He seems not to possess the wherewithal to arrive at this conclusion on his own, so perhaps someone close enough to the former Trinidad and Tobago Prime Minister, Patrick Manning, needs to impart to him the truth that he has in fact “lost it.” Whereupon Manning should be convinced to sit out the rest of his term as a member of the country’s parliament in relative obscurity, if the preferred option of someone else representing that constituency is not viable.
Since he contemptibly defied every school of political logic and called an election last year halfway through his government’s term – compounding the inanity by insisting on hanging on, in the face of obvious public rejection, as leader of his party – he has not, regrettably, been the shrinking violet he ought necessarily to have been. After first doing the silent bit, following the humiliation his party, the People’s National Movement (PNM), suffered in the snap election, Manning has made a few forays back into the limelight always, it seems, with pronouncements or actions that deepen our curiosity as to how tightly is this fellow wrapped.
In what was probably his first public comment about the confounding behavior surrounding his calling of last year’s election, Manning offered that having realized how unpopular he had become, he decided to give the electorate the opportunity to register its feelings (affirm its disgust, might be more like it).
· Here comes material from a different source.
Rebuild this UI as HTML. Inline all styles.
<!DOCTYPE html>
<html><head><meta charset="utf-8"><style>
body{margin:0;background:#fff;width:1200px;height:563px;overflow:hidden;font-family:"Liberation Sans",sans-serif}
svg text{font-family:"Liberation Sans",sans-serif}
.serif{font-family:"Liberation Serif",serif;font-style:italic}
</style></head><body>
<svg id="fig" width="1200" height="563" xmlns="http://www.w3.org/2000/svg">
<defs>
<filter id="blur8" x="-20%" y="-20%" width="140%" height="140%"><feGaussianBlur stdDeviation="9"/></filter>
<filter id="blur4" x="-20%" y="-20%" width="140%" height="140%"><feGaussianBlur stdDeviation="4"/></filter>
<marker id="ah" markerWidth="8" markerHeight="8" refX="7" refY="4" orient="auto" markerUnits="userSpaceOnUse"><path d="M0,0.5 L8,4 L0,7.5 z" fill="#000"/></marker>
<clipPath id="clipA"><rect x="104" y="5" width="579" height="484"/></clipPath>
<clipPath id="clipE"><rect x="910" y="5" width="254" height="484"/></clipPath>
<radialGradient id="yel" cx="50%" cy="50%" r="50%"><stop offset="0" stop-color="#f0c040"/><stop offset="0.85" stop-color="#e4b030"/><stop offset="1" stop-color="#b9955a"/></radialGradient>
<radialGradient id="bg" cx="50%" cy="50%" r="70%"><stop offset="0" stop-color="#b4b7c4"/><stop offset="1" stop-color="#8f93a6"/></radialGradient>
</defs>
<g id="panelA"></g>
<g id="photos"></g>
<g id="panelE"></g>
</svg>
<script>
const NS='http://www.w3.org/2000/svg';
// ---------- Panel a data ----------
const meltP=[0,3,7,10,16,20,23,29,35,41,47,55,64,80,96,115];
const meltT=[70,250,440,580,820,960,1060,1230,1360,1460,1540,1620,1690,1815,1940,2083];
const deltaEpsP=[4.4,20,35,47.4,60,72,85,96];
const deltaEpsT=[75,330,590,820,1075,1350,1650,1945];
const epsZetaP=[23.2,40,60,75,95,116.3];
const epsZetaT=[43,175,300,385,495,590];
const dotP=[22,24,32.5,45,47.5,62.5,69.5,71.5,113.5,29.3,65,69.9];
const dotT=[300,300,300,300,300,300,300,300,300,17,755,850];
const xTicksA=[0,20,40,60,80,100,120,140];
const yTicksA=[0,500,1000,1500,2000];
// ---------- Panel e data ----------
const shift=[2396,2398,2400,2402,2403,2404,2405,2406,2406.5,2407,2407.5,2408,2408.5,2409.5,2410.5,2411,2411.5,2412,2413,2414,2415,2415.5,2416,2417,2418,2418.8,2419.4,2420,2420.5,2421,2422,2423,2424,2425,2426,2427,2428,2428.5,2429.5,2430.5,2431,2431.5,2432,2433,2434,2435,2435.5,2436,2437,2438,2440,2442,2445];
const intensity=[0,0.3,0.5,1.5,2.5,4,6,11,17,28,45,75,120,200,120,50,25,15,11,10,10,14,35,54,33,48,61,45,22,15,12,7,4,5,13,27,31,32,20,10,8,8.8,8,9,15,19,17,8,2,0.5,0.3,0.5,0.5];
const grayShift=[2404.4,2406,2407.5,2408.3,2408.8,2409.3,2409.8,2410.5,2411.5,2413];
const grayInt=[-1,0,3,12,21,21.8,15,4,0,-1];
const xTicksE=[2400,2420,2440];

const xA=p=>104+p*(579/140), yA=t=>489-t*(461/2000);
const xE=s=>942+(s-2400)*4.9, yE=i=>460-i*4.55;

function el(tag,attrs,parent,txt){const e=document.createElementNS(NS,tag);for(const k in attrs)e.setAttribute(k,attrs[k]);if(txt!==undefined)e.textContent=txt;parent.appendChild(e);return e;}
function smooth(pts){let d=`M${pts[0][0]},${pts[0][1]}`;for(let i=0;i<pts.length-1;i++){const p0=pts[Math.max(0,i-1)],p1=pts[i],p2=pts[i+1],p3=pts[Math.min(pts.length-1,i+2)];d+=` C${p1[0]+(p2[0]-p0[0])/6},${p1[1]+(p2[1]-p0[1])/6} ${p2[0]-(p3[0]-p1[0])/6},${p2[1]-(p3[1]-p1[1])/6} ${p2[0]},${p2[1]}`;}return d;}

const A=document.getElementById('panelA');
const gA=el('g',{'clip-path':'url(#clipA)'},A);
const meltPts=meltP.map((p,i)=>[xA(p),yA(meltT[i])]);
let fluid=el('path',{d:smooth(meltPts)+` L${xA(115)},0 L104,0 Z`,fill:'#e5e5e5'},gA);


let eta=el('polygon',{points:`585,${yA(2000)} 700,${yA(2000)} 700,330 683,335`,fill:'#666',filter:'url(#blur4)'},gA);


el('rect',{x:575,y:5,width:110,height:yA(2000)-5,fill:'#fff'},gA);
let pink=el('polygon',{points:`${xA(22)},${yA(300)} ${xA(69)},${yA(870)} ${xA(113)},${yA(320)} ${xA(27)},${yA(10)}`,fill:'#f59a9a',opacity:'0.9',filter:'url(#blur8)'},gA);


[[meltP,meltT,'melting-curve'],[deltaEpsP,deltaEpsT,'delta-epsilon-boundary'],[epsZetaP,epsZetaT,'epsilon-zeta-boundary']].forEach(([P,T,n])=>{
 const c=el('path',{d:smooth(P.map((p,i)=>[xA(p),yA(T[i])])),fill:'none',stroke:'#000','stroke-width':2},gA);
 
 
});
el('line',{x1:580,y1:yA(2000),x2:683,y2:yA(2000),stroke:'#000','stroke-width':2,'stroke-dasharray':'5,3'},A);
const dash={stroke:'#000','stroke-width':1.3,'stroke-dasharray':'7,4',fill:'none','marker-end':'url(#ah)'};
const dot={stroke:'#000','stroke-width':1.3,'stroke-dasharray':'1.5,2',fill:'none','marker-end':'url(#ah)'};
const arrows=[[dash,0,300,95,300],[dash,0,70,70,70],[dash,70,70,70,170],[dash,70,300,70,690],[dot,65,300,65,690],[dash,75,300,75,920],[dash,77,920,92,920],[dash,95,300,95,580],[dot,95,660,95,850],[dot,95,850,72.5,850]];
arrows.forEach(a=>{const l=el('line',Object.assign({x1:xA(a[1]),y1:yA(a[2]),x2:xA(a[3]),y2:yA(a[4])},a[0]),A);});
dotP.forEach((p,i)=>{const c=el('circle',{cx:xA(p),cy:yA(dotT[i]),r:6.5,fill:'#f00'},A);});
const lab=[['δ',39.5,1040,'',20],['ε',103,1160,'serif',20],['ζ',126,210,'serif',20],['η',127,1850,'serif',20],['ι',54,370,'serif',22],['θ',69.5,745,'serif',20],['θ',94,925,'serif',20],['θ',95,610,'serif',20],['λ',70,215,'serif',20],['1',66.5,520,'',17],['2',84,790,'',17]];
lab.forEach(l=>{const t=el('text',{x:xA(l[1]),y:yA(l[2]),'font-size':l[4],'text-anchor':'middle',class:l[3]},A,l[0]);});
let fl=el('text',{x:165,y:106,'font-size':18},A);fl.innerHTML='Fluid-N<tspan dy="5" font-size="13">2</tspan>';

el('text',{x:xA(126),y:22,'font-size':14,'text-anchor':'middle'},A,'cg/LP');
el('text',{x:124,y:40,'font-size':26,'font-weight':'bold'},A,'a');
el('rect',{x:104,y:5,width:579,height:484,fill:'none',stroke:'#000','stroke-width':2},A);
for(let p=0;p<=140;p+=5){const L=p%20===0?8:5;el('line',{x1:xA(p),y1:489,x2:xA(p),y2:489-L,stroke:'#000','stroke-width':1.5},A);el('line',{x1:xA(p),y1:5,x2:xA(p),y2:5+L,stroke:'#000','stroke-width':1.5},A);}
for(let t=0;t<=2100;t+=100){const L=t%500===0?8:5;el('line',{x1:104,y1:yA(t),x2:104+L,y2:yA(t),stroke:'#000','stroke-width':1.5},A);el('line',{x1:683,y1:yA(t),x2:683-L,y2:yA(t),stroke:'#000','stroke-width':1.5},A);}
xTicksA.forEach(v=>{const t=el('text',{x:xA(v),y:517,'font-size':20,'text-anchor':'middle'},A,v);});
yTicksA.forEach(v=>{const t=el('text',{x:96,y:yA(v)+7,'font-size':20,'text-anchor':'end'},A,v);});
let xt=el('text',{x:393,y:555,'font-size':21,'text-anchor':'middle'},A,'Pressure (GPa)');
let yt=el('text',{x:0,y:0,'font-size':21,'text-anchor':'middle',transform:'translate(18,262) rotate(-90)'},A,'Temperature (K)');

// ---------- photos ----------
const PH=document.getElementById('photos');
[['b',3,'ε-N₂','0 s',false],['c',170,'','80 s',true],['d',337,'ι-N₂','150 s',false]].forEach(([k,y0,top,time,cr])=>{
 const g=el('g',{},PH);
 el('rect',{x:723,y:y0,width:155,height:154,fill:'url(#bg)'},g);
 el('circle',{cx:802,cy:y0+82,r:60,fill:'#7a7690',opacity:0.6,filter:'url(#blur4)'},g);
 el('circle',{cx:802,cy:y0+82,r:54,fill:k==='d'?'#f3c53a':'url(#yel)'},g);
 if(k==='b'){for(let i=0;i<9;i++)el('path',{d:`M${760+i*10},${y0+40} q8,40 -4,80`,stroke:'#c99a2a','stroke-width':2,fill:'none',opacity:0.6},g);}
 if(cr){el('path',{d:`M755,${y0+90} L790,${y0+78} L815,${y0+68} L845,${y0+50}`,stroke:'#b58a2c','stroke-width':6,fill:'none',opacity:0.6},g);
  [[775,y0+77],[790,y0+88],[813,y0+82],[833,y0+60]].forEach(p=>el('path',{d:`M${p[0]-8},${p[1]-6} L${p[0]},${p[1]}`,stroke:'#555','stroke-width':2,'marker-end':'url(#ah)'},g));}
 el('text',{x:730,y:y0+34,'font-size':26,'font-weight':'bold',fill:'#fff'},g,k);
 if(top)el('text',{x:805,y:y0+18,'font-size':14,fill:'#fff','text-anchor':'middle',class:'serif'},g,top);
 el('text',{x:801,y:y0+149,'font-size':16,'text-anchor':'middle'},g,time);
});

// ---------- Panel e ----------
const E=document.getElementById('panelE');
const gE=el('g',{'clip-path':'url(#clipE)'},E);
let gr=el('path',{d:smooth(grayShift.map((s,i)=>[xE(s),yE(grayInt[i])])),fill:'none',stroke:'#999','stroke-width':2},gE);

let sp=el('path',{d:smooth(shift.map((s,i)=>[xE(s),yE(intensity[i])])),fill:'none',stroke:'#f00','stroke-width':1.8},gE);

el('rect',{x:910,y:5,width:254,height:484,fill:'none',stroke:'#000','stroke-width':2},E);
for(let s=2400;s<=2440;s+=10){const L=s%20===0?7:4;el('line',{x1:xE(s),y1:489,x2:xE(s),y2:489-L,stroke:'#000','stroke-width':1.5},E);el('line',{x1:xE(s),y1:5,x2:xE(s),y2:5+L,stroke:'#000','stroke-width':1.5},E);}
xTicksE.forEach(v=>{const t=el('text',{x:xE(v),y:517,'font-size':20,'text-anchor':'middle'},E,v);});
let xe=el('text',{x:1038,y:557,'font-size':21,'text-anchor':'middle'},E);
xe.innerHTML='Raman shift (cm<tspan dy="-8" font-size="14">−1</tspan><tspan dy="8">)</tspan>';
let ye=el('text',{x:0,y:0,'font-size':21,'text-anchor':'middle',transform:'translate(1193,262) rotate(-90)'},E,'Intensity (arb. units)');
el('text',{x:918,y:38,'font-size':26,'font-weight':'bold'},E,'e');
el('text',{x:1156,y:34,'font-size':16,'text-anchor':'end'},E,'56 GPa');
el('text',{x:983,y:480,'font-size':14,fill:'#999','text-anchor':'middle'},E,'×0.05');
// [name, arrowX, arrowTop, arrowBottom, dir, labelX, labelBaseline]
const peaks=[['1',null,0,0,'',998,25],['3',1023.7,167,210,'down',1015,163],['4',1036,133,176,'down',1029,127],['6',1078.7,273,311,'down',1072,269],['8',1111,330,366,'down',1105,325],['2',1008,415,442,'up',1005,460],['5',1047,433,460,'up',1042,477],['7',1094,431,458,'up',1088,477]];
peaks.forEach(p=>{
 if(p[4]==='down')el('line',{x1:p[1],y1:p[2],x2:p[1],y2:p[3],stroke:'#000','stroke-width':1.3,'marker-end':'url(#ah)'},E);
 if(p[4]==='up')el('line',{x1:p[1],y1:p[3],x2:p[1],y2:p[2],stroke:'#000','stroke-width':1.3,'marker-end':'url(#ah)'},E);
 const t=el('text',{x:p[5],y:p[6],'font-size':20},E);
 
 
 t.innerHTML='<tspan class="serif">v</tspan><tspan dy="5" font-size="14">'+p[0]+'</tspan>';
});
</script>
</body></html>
And you wonder how could anyone so brazenly sound off with such self-serving bilge. Adding insult to injury, Manning dared to acknowledge during the ill-advised election campaign that he was aware it was he, not the PNM, that the public despised. How’s that for hubris beyond measure?
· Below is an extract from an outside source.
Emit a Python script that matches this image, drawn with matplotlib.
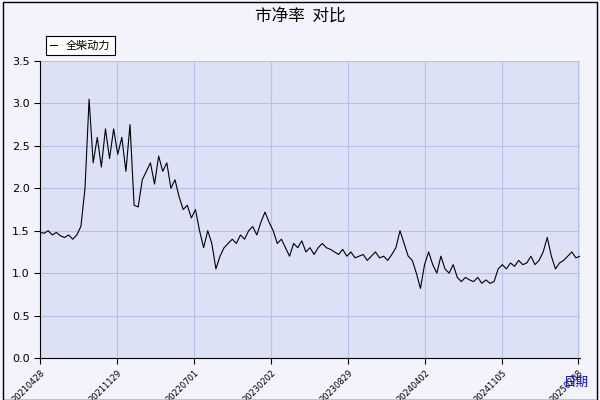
import numpy as np
import matplotlib.pyplot as plt
import matplotlib.patches as patches

plt.rcParams['font.family'] = ['Noto Sans CJK SC', 'DejaVu Sans']

series_name = '全柴动力'
pb_values = [1.48, 1.47, 1.50, 1.45, 1.48, 1.44, 1.42, 1.45,
             1.40, 1.45, 1.55, 2.00, 3.05, 2.30, 2.60, 2.25, 2.70, 2.35, 2.70, 2.40, 2.60, 2.20, 2.75,
             1.80, 1.78, 2.10, 2.20, 2.30, 2.05, 2.38, 2.20, 2.30, 2.00, 2.10, 1.90, 1.75, 1.80, 1.65, 1.75,
             1.50, 1.30, 1.50, 1.35, 1.05, 1.20, 1.30, 1.35, 1.40, 1.35, 1.45, 1.40, 1.50, 1.55, 1.45, 1.60, 1.72,
             1.60, 1.50, 1.35, 1.40, 1.30, 1.20, 1.35, 1.30, 1.38, 1.25, 1.30, 1.22, 1.30, 1.35, 1.30, 1.28,
             1.25, 1.22, 1.28, 1.20, 1.25, 1.18, 1.20, 1.22, 1.15, 1.20, 1.25, 1.18, 1.20, 1.15, 1.22, 1.30, 1.50,
             1.35, 1.20, 1.15, 1.00, 0.82, 1.10, 1.25, 1.10, 1.00, 1.20, 1.05, 1.00, 1.10, 0.95, 0.90, 0.95,
             0.92, 0.90, 0.95, 0.88, 0.92, 0.88, 0.90, 1.05, 1.10, 1.05, 1.12, 1.08, 1.15, 1.10, 1.12, 1.20,
             1.10, 1.15, 1.25, 1.42, 1.20, 1.05, 1.12, 1.15, 1.20, 1.25, 1.18, 1.20]
tick_labels = ['20210428', '20211129', '20220701', '20230202', '20230829',
               '20240402', '20241105', '20250208']

# x axis in units of one tick interval (ticks are evenly spaced in the reference)
span = 540 / 77.0
xs = np.linspace(0, span, len(pb_values))
tick_pos = list(range(7)) + [538 / 77.0]

fig = plt.figure(figsize=(6, 4), dpi=100, facecolor='#f2f3fb')
ax = fig.add_axes([40/600, 42/400, 540/600, 297/400], facecolor='#dde1f6')
ax.plot(xs, pb_values, color='black', lw=0.8, label=series_name)
ax.set_xlim(0, span)
ax.set_ylim(0, 3.5)
yt = np.arange(0, 3.51, 0.5)
ax.set_yticks(yt)
ax.set_yticklabels([f'{v:.1f}' for v in yt], fontsize=8, family='DejaVu Sans')
ax.set_xticks(tick_pos)
ax.set_xticklabels(tick_labels, rotation=45, fontsize=6, ha='right', va='top',
                   rotation_mode='anchor', family='DejaVu Sans')
ax.grid(color='#b4c2ea', lw=0.8)
for s in ['top', 'right']:
    ax.spines[s].set_visible(False)
ax.tick_params(length=4)

fig.text(0.5, 0.96, '市净率  对比', ha='center', va='center', fontsize=12)
fig.text(0.96, 0.035, '日期', color='blue', fontsize=9, ha='center')
leg = ax.legend(loc='lower left', bbox_to_anchor=(0, 1.0), fontsize=8, fancybox=False,
                framealpha=1, edgecolor='black', handlelength=0.6, borderpad=0.4)
leg.get_frame().set_linewidth(0.8)
fig.patches.append(patches.Rectangle((0.005, 0.0), 0.99, 0.995, transform=fig.transFigure,
                                     fill=False, edgecolor='black', lw=1))
fig.savefig('out.png', dpi=100, facecolor=fig.get_facecolor())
Manning’s most recent assault on the public consciousness was conduct related to the PNM’s convention at which elections were being held for the post of party chairman and others. Manning did not attend the convention but instructed his constituency delegates to abstain from voting. He said he had done so because he didn’t want to be hit with the rap that he, through his constituency delegates, had influenced the election (that’s one constituency in a total of 41, let’s understand). Social scientist Selwyn Ryan, reviewing the convention in his Trinidad Express column, noted that everyone in attendance with whom he spoke found that Manning’s strange tactic made not a bit of sense. Truly, it would be a sad commentary on the collective I.Q. within the PNM had Ryan discovered otherwise. Yet unexplained, though, was the behavior of the one delegate group, falling in, like so many androids, behind the twaddle served up by Manning.
History will not dismiss Patrick Manning as having altogether misspent his record-setting years of service on the political frontlines in Trinidad and Tobago. It’s pretty clear that as a young man he considered himself a serious devotee of the founding principles which saw fruition in the creation of the PNM. When the party was left for dead after a blowout defeat at the polls in 1986, Manning, emerging as leader, would subsequently make proud reference to the hard work he put in to help the PNM regain its footing. Beginning in 1991, his earlier stints as prime minister were not without notable pluses.
But by 2007, when he last led the PNM to victory at the polls, the writing was on the wall, that Manning’s escalating arrogance was becoming a major problem and further, he too frequently exhibited bouts of aberrant behavior to refute any objective assessment of him as having a loosening grip on reality. Some observers saw unmistakable signs of megalomania. And how much an over-the-top fixation with religious considerations played into the equation became a focus of speculation as well.
The pity was that given all of this, with the citizenry duly registering its disconnect from whatever trip Manning had embarked on, the PNM community, in a stupefying dereliction of duty, turned a blind eye to it all, paying the consequences for such folly last May.
Manning has seen the man he tried his darnedest to bury, Dr. Keith Rowley, become leader of the party – a poetic justice turn of events, seeing as how Rowley seemed to stand alone in drawing attention to the cascade of problems to which the former prime minister’s out-of control imperiousness had given rise. Now, in these demonstrations, ostensibly, of the loyal party-man routine, Manning’s over-compensating oddball turns, such as the convention episode, only serve to underscore how essential it was, well before his jaw-dropping peculiarities of early 2010, that he either voluntarily relinquish control or be made to do so. That he could stay put to be commanding general for last year’s debacle wasn’t, in truth, Manning’s fault but that of a bunch of wimps content to fiddle while the party burned.
Particularly late in his prime ministerial tenure, one line of scuttlebutt about Manning was that he was very much given to solo flight – that while there were sycophants aplenty, there really was no one whose counsel he heeded. If that holds true, how tragic that is, now that walking the corridors of power is well behind him. This guy sorely needs a straight-talking friend – one who could unflinchingly deliver the word that in evidently attempting to rehabilitate a tattered legacy, Manning is more likely than not to sully the waters even further.